There on the dais was this guy singing with a five-string, sitting on a
high, wooden, kitchen stool, all alone, and just making more music than I
could ever have imagined with so little effort.   He was playing all the
Weavers' stuff and the Kingston Trio's stuff and some other stuff, I didn't
recognize.   And it obviously took hardly any effort; his hands were barely
moving, he looked quite relaxed sitting there, and yet all this complicated
sound was coming out of him!   I was just overcome!

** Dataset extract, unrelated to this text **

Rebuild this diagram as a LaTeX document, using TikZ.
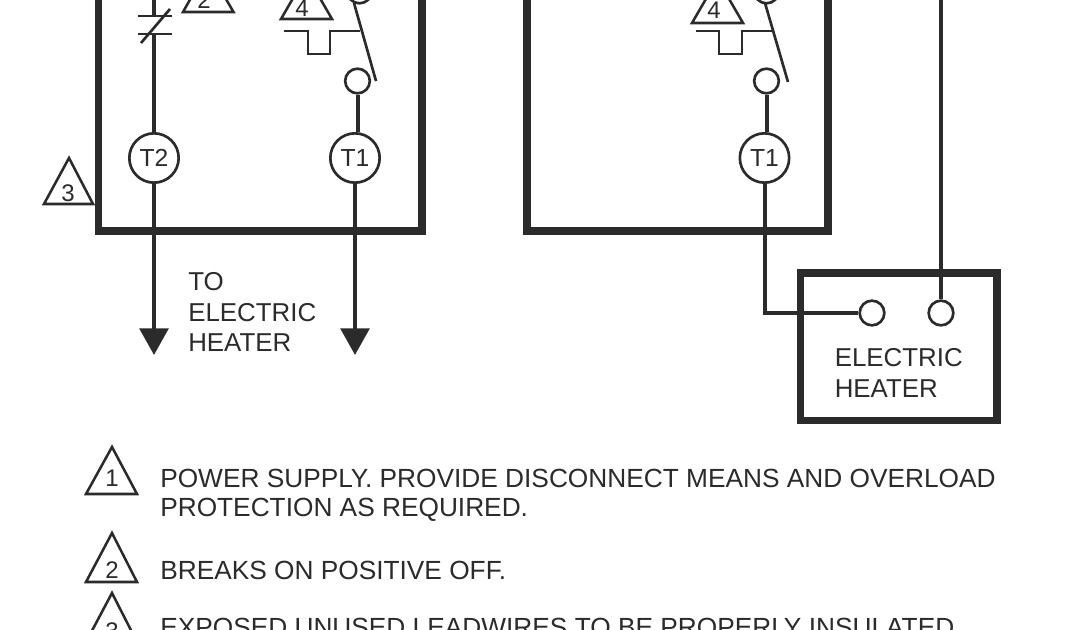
\documentclass[tikz,border=0pt]{standalone}
\usepackage{fontspec}
\setmainfont{Liberation Sans}
\usetikzlibrary{arrows.meta}
\definecolor{ink}{HTML}{2B2B2B}
\tikzset{
 x=0.75pt,y=-0.75pt,
 frame/.style={draw=ink,line width=5.6pt,miter limit=10},
 wire/.style={draw=ink,line width=3pt},
 thin wire/.style={draw=ink,line width=2pt},
 tri/.style={draw=ink,line width=1.9pt,line join=miter},
 term/.style={circle,draw=ink,line width=2pt,fill=white,minimum size=37pt,inner sep=0pt,text=ink,font=\fontsize{18.5}{18.5}\selectfont},
 port/.style={circle,draw=ink,line width=2pt,fill=white,minimum size=18.5pt,inner sep=0pt},
 lab/.style={anchor=base west,inner sep=0pt,text=ink,font=\fontsize{19.4}{23}\selectfont},
 note/.style={anchor=base west,inner sep=0pt,text=ink,font=\fontsize{19.7}{23}\selectfont},
 num/.style={inner sep=0pt,text=ink,font=\fontsize{18}{18}\selectfont},
 arrowed/.style={-{Triangle[length=20pt,width=21.5pt]}}
}
\begin{document}
\begin{tikzpicture}
\clip (0,0) rectangle (1085,630);
\fill[white] (0,0) rectangle (1085,630);
% boxes
\draw[frame] (98.5,-40) -- (98.5,231) -- (422,231) -- (422,-40);
\draw[frame] (527,-40) -- (527,231) -- (828,231) -- (828,-40);
\draw[frame] (800.5,273) rectangle (997,420.5);
% terminals
\node[term] (T2) at (154,158) {T2};
\node[term] (T1a) at (355,158) {T1};
\node[term] (T1b) at (764.5,158) {T1};
\node[port] (Pa) at (357.5,81) {};
\node[port] (Qa) at (359.5,-9) {};
\node[port] (Pb) at (766.5,81) {};
\node[port] (Qb) at (766.5,-9) {};
\node[port] (H1) at (872,313) {};
\node[port] (H2) at (941,313) {};
\coordinate (ArrL) at (154,355);
\coordinate (ArrR) at (355,355);
\coordinate (TopL) at (154,-10);
\coordinate (TopR) at (941,-10);
\coordinate (ContA) at (154,16);
\coordinate (ContB) at (154,34);
\coordinate (Cnr) at (764.5,313);
\coordinate (BladeA) at (354,3);
\coordinate (BladeB) at (765,3);
% wires
\draw[wire,arrowed] (T2) -- (ArrL);
\draw[wire,arrowed] (T1a) -- (ArrR);
\draw[wire] (T2) -- (ContB);
\draw[wire] (ContA) -- (TopL);
\draw[wire] (Pa.south) -- (Pa.south |- T1a.north);
\draw[wire] (Pb.south) -- (Pb.south |- T1b.north);
\draw[wire] (T1b) -- (Cnr) -- (H1);
\draw[wire] (H2) -- (TopR);
% contact
\draw[thin wire] (138,16) -- (172,16);
\draw[thin wire] (138,34) -- (172,34);
\draw[thin wire] (141,43) -- (170,9);
% switches
\draw[thin wire] (BladeA) -- (376,81);
\draw[thin wire] (284,31) -- (308,31) -- (308,54) -- (330,54) -- (330,31) -- (360,31);
\draw[thin wire] (696,31) -- (719,31) -- (719,54) -- (742,54) -- (742,31) -- (772,31);
\draw[thin wire] (BladeB) -- (788,82);
% triangles
\draw[tri] (208,-32) -- (233.5,12) -- (183,12) -- cycle;
\draw[tri] (306.5,-25) -- (332,19) -- (281,19) -- cycle;
\draw[tri] (717.5,-21) -- (743,23) -- (692,23) -- cycle;
\draw[tri] (69,158) -- (93,204) -- (44,204) -- cycle;
\draw[tri] (112,447) -- (137,494) -- (86,494) -- cycle;
\draw[tri] (112,533) -- (137,582) -- (86,582) -- cycle;
\draw[tri] (112,593) -- (137,642) -- (86,642) -- cycle;
\node[num] (n2a) at (204,0) {2};
\node[num] (n4a) at (302,8) {4};
\node[num] (n4b) at (714,10) {4};
\node[num] (n3a) at (68,193) {3};
\node[num] (n1) at (112,478) {1};
\node[num] (n2) at (112,570) {2};
\node[num] (n3) at (112,631) {3};
% labels
\node[lab] (to) at (188,291) {TO};
\node[lab] (el) at (188,322) {ELECTRIC};
\node[lab] (he) at (188,352) {HEATER};
\node[lab] (hel) at (834.5,367) {ELECTRIC};
\node[lab] (heh) at (834.5,398) {HEATER};
\node[note] (t1) at (160,488) {POWER SUPPLY. PROVIDE DISCONNECT MEANS AND OVERLOAD};
\node[note] (t1b) at (160,517) {PROTECTION AS REQUIRED.};
\node[note] (t2) at (160,579) {BREAKS ON POSITIVE OFF.};
\node[note] (t3) at (160,636) {EXPOSED UNUSED LEADWIRES TO BE PROPERLY INSULATED.};
\end{tikzpicture}
\end{document}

At his break, I climbed over everybody else to get up there and meet him;
his name was Allen.   I wanted to know how he did so much so easily; he
tried to show me everything he knew all at once.   He stuck the banjo in my
hands and showed me the two most usual ways of tuning it, and the two sets
of three chords that went with them.   And then he tried to show me the
basic Pete Seeger strum; all in his ten-minute break.   I wasn't exactly
getting it all.   I had played a ukulele for years, and had tried a mandolin
and a four-string banjo, but I had never seen a five-string until that
night; and, like I say, it was just too much too fast.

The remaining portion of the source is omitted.